# Task objective
Which lines below fall between the one containing "Reproduce this chart with Altair." and the one containing "import pandas as pd"? Repeat them exactly, counting both of those lines, and add nothing else.

### Provided records

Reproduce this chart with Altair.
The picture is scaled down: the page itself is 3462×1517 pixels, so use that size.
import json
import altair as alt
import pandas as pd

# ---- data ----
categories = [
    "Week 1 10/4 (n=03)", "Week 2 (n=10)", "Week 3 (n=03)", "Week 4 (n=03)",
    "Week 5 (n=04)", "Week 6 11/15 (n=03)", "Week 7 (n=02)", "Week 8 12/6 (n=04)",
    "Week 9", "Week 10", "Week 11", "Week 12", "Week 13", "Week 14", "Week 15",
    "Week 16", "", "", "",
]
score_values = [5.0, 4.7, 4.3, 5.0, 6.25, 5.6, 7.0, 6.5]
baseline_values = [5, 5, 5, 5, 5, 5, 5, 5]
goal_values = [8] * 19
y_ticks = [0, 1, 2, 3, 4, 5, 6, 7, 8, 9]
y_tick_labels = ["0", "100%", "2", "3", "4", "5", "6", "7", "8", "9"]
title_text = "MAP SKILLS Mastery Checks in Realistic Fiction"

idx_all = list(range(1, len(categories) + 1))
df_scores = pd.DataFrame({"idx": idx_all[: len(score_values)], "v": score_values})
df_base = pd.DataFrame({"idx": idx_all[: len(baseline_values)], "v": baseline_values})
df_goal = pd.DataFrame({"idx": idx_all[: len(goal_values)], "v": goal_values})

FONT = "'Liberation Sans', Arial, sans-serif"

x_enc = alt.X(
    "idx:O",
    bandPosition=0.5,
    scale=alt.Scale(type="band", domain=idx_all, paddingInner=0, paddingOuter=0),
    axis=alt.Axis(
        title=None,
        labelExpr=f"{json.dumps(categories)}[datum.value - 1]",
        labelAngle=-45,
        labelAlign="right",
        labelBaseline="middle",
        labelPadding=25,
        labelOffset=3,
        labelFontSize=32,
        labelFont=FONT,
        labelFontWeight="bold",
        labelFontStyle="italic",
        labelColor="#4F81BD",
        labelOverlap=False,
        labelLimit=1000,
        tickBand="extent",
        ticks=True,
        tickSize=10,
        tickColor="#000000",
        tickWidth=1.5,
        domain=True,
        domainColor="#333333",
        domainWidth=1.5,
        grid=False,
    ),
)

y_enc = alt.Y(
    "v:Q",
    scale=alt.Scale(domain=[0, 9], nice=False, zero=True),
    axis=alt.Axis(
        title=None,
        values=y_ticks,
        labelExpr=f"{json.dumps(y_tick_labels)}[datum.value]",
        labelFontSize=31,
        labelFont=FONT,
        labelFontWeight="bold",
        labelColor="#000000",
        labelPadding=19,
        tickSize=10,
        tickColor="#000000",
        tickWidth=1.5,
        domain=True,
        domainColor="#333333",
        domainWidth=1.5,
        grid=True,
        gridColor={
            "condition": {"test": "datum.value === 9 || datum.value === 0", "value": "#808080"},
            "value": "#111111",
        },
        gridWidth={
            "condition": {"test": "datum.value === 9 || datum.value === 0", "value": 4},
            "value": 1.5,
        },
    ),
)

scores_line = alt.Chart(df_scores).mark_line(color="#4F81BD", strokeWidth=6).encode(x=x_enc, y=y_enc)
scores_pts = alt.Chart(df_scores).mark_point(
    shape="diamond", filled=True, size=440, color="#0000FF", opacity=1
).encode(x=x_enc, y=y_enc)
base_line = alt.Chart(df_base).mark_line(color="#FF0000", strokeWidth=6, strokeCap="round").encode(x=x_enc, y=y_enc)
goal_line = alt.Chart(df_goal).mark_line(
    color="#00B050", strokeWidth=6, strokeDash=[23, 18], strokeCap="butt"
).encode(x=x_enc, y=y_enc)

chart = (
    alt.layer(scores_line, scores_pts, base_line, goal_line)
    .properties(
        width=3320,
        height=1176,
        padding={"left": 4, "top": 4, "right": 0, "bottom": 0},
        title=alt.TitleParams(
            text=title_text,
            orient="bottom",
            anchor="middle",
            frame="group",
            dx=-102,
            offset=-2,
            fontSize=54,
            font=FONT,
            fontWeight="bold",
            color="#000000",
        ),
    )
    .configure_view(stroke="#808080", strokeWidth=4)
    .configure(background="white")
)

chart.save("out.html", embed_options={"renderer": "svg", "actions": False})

######
### Provided records

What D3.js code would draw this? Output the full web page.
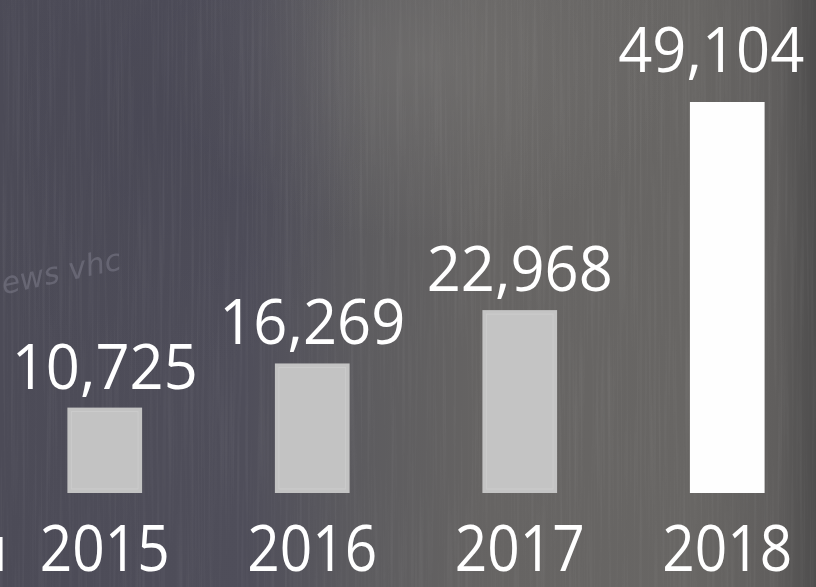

######
### Provided records

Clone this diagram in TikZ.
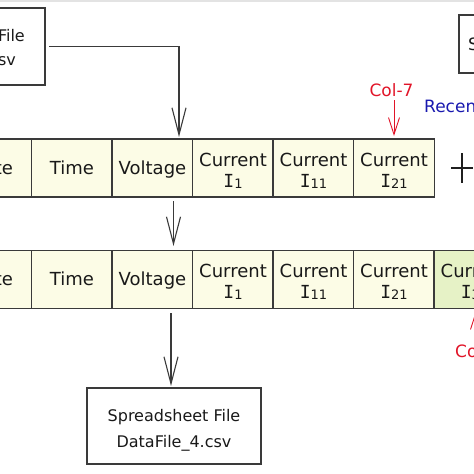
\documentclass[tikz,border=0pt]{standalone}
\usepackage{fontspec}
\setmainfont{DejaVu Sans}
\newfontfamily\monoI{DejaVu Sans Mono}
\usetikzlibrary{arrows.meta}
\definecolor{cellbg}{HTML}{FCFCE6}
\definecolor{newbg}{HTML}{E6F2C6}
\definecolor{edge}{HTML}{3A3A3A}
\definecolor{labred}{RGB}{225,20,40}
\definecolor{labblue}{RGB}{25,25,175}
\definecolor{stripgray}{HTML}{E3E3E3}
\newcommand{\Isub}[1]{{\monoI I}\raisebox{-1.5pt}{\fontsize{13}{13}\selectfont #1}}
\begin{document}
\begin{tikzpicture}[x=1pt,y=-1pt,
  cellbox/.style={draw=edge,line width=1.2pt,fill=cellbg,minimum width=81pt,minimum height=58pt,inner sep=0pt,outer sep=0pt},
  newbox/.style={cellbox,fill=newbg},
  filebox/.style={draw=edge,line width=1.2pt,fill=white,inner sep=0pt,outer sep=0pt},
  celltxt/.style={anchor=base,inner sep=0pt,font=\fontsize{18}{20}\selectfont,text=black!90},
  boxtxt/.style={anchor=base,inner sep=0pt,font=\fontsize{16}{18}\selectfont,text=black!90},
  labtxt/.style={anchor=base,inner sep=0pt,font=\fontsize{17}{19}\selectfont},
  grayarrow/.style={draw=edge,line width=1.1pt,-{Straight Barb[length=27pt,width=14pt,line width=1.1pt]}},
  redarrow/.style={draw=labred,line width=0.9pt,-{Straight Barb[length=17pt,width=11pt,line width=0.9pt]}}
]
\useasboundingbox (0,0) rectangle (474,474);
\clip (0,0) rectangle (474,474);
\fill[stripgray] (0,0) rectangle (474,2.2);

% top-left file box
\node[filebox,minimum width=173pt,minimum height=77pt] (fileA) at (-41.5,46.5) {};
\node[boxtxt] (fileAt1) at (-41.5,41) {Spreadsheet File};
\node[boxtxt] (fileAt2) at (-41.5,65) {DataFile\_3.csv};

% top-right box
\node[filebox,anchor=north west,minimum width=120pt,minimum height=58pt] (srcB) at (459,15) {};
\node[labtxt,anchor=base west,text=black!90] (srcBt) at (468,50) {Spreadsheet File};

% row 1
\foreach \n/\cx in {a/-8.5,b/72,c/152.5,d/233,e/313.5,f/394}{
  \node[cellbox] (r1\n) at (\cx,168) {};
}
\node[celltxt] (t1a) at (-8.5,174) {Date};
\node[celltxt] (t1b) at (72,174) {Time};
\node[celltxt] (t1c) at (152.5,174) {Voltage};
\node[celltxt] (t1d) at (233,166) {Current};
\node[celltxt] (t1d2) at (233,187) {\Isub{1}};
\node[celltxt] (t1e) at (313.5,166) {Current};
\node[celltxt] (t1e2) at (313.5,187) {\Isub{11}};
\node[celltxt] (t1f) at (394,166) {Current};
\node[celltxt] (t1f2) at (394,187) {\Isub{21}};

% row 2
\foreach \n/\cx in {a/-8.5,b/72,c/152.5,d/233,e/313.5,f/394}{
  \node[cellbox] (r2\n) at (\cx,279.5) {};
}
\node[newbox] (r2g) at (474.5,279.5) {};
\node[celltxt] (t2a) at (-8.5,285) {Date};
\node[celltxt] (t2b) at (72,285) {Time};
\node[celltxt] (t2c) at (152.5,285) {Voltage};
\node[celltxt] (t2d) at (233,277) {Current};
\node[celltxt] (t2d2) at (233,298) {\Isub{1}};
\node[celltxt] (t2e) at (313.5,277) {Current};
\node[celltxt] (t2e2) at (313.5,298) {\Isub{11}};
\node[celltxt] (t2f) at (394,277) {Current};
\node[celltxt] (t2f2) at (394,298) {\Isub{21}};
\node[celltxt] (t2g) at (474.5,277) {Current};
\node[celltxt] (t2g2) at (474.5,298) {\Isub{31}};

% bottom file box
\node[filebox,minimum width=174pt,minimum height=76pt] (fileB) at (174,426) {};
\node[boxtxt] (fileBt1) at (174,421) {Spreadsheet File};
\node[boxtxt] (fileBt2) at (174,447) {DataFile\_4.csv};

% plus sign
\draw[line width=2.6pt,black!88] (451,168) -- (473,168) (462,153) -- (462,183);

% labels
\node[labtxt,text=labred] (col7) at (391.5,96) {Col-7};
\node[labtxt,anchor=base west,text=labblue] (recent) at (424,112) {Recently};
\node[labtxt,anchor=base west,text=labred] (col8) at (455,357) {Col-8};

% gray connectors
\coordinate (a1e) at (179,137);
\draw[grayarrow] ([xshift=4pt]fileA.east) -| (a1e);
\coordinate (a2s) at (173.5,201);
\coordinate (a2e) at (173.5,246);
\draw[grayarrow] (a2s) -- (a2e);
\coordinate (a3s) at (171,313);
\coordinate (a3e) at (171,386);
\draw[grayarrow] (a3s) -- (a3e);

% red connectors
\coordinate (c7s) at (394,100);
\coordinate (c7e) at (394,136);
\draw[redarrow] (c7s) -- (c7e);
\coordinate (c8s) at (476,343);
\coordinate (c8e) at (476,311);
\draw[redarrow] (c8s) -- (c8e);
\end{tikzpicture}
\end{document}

######

# Solution to the exercise
Reproduce this chart with Altair.
The picture is scaled down: the page itself is 3462×1517 pixels, so use that size.
import json
import altair as alt
import pandas as pd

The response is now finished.